Exercise objective:
Spot each line that carries the word "chart"; copy those lines.

Stored records:
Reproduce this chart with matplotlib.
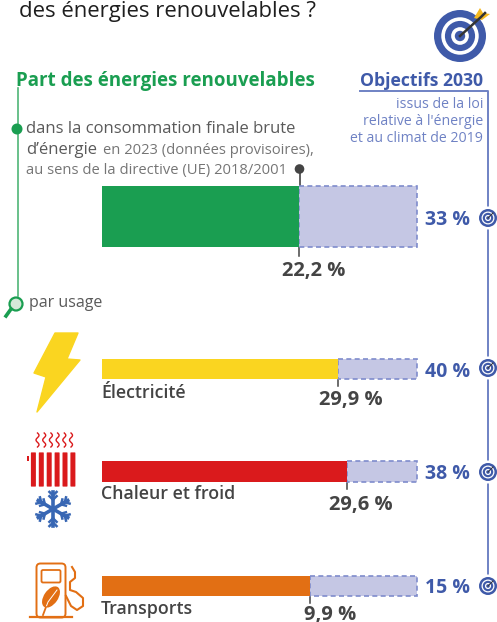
--
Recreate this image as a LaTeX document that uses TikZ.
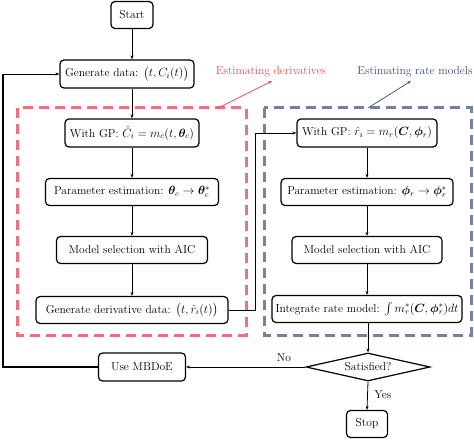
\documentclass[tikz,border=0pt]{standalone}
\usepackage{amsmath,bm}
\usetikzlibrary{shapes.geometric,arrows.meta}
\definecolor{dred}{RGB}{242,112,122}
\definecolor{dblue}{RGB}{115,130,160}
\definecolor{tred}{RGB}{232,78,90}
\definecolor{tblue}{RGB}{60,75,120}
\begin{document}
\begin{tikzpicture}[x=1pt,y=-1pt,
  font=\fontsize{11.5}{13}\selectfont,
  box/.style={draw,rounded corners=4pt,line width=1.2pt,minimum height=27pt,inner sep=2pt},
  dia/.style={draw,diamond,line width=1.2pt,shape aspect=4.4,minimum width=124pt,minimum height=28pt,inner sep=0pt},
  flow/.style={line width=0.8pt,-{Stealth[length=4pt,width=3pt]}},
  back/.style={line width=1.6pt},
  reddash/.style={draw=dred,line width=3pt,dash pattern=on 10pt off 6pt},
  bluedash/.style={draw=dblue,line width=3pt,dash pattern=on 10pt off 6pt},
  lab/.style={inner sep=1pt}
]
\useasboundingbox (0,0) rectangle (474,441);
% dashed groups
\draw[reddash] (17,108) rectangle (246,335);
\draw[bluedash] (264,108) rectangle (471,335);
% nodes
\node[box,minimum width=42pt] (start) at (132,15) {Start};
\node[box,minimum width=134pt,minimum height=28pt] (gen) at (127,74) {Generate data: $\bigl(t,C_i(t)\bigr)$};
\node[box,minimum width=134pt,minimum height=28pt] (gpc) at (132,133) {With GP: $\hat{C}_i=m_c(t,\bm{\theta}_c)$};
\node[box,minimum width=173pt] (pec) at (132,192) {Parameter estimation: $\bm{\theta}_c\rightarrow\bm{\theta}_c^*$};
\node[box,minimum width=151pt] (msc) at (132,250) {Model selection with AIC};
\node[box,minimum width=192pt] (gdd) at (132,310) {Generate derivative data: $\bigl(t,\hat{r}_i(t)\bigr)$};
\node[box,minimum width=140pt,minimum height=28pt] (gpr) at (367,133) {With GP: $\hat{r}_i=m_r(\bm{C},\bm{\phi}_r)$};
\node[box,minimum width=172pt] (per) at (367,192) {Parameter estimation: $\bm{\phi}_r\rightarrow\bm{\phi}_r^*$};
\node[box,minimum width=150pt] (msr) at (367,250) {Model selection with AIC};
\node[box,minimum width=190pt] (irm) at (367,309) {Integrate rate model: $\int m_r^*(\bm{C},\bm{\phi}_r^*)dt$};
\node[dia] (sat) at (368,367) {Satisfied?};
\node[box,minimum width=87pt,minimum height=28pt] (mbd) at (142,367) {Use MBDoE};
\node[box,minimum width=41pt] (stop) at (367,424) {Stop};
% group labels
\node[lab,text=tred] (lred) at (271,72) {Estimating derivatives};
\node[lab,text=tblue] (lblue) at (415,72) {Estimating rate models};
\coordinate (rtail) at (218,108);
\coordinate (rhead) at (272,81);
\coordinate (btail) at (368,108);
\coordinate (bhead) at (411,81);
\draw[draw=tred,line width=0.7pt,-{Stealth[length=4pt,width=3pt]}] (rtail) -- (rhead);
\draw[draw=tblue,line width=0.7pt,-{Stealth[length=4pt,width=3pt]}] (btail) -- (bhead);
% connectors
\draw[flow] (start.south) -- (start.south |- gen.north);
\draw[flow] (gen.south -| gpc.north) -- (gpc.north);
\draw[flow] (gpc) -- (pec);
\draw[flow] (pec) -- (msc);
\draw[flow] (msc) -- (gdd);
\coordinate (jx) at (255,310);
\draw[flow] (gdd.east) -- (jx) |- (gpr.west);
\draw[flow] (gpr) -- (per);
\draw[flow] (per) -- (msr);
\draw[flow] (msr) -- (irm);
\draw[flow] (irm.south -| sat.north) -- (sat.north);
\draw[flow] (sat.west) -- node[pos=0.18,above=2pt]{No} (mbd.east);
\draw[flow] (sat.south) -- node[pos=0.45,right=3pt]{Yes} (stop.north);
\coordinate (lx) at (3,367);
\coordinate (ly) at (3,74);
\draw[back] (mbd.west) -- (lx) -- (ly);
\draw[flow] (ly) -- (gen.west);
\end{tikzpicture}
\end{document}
...
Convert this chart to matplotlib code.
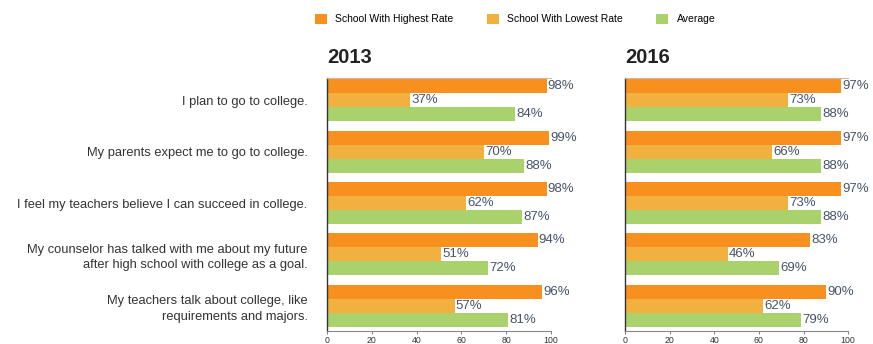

Answer for this exercise:
Reproduce this chart with matplotlib.
Convert this chart to matplotlib code.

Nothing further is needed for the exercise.